Bonnie Support Services

Bonnie Support Services

Love Bombing

Love Bombing: Control and abuse wrapped in a pretty package

Perpetrators of domestic violence often don’t start their relationships by being violent or abusive. They often start their relationships with a different type of manipulation that can come across as love and affection, which I think makes it that much scarier. This tactic is called, ‘love bombing’.

According to Relationships Australia, love bombing is a form of emotional manipulation and abuse utilised to earn someone’s trust and make someone easy to isolate and control. Love bombing was originally coined to describe the tactics cult members used to lure people into their organisation. Since this time, love bombing has become a recurrent practice of perpetrators of domestic violence.

Love bombing can look like a few different things but most commonly takes on the form of showering someone in excessive gifts, praise or attention. This type of behaviour often leads a person to feel they owe their partner for all the nice things they do for them to the point they feel uncomfortable saying no or setting boundaries. Perpetrators will even overtly use these gifts, praises or attention to guilt their partner into behaving in a certain way. Additionally, this behaviour can lead to serious isolation as the person may feel pressured by their partner to spend all their time with them or cut certain people out of their lives.

It’s also important to note that love bombing doesn’t only occur at the beginning of relationships. Often love bombing occurs throughout the relationship as a part of the cycle of violence in the context of the perpetrator manipulating their partner after a violent incident. The perpetrator may shower their partner in gifts and compliments, and take them out for a fancy dinner, all while trying to minimise the violence and persuade the partner that the violence won’t happen again. This is all done to appear remorseful and to prevent the partner from leaving, so they can continue to control and abuse.

Unfortunately love bombing is often romanticised in pop culture, with serious displays of jealousy, stalking and control portrayed as exciting signs of the affection and dedication of the perpetrator. However, love bombing is actually a serious early warning sign of threatening and violent behaviour that comes as the relationship progresses or is indicative of more pervasive abuse already existing within the relationship.

It’s human to want a partner to buy you nice things, tell you how beautiful you are, and tell you how much they care. However, there is a fine line between affection and love bombing. Early on in your relationship, if you feel that you are experiencing love bombing, try and have a conversation about boundaries with your partner. If they do not respect those boundaries, try and safely end the relationship or seek support about how to safely leave. It is also important to maintain a strong social support outside of your partner such as safe friends and family members who you can reach out to for support.

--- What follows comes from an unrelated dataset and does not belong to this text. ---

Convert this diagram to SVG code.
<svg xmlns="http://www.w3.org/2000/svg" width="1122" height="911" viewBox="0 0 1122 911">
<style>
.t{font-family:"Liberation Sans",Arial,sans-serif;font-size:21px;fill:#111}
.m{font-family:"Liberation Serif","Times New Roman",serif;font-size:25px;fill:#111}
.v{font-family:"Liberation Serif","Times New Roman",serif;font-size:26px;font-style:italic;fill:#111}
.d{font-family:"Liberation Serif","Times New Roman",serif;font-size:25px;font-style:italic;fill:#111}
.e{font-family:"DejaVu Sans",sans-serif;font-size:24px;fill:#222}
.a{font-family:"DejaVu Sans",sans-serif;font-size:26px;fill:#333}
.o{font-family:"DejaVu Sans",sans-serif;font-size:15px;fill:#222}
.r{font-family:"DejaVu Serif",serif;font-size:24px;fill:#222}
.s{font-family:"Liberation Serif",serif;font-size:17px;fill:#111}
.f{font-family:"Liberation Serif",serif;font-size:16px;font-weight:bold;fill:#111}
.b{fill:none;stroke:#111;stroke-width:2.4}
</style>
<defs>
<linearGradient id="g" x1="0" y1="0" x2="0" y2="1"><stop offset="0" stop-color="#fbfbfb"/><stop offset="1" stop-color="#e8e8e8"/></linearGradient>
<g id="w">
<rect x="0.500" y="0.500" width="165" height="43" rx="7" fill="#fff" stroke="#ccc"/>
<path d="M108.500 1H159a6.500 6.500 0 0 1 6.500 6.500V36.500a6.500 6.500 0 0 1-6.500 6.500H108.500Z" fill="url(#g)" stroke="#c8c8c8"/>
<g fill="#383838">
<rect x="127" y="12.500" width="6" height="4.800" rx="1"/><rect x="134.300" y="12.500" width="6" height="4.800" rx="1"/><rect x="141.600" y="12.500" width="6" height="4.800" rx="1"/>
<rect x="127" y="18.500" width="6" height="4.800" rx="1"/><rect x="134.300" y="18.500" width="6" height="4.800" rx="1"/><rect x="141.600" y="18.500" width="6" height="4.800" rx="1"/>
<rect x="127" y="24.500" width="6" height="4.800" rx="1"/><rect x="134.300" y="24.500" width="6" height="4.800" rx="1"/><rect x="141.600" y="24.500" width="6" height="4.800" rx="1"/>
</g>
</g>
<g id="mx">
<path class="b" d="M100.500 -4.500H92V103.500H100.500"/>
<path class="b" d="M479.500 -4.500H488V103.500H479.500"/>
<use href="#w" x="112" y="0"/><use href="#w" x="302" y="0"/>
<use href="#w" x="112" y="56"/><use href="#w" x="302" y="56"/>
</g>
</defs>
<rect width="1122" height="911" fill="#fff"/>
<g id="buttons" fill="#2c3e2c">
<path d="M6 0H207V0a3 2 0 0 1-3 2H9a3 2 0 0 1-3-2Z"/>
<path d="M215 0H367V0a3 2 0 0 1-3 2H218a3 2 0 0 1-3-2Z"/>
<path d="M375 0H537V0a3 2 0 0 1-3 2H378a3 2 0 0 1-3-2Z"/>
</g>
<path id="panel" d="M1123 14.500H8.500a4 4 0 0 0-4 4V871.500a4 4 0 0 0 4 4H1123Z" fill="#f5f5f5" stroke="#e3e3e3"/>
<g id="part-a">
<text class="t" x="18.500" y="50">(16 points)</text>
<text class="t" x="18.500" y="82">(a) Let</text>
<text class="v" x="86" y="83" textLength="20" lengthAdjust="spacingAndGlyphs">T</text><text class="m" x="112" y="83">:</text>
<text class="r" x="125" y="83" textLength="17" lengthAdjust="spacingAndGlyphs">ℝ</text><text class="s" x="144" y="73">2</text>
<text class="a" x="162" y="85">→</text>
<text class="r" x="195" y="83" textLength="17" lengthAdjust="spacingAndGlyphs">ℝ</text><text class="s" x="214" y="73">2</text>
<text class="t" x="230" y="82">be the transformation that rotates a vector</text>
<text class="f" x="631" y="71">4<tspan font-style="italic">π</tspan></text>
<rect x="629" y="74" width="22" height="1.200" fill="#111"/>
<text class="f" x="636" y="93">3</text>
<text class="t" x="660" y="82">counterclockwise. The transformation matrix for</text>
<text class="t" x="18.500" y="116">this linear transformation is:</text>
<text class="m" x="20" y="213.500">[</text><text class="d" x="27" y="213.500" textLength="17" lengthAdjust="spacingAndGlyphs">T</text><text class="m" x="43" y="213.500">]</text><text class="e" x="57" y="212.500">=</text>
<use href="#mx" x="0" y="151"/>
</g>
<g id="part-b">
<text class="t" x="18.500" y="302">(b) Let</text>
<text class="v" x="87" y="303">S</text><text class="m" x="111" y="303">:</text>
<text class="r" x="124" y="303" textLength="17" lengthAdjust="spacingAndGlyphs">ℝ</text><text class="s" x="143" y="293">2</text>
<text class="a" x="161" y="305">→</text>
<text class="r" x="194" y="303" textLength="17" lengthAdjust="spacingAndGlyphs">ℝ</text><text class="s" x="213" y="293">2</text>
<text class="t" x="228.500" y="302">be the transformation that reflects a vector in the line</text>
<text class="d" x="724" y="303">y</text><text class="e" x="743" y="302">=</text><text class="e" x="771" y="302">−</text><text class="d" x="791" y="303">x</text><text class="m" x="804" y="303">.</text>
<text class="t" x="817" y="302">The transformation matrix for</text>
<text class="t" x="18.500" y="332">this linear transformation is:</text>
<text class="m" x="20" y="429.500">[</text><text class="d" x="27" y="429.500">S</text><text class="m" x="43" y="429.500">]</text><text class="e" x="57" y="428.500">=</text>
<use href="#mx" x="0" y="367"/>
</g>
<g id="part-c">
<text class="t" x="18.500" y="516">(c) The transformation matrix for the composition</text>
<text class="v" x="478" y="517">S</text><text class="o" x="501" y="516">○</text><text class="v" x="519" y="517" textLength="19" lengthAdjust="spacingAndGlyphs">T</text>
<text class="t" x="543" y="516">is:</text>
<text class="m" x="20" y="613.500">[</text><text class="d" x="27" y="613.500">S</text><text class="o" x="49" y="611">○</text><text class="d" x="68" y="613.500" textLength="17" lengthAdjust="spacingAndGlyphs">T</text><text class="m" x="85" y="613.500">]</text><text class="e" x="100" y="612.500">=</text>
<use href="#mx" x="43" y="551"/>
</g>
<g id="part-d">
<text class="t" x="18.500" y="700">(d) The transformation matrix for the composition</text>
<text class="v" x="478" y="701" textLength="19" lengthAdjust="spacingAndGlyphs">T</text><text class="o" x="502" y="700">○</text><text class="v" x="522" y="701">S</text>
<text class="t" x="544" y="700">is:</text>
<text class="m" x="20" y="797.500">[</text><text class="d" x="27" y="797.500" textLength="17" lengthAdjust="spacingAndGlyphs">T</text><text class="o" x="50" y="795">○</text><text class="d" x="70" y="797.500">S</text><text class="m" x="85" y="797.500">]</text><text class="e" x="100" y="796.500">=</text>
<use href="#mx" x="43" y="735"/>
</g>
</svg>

Every single person deserves a partner who is caring, loving, and attentive. No one deserves a partner who is manipulative, controlling or violent. Love bombings tries to blur these lines between love and abuse. If your partner truly loves and respects you, they will be patient, understanding, trusting and kind. Trust your gut if a relationship doesn’t quite feel right. Make sure you support your friends or family if you see red flags in their relationship. If you’re not sure if what you’re experiencing is love bombing, speak to your friends, family or a local DV service about your concerns. No one is ever truly alone in what they are going through because help is always out there.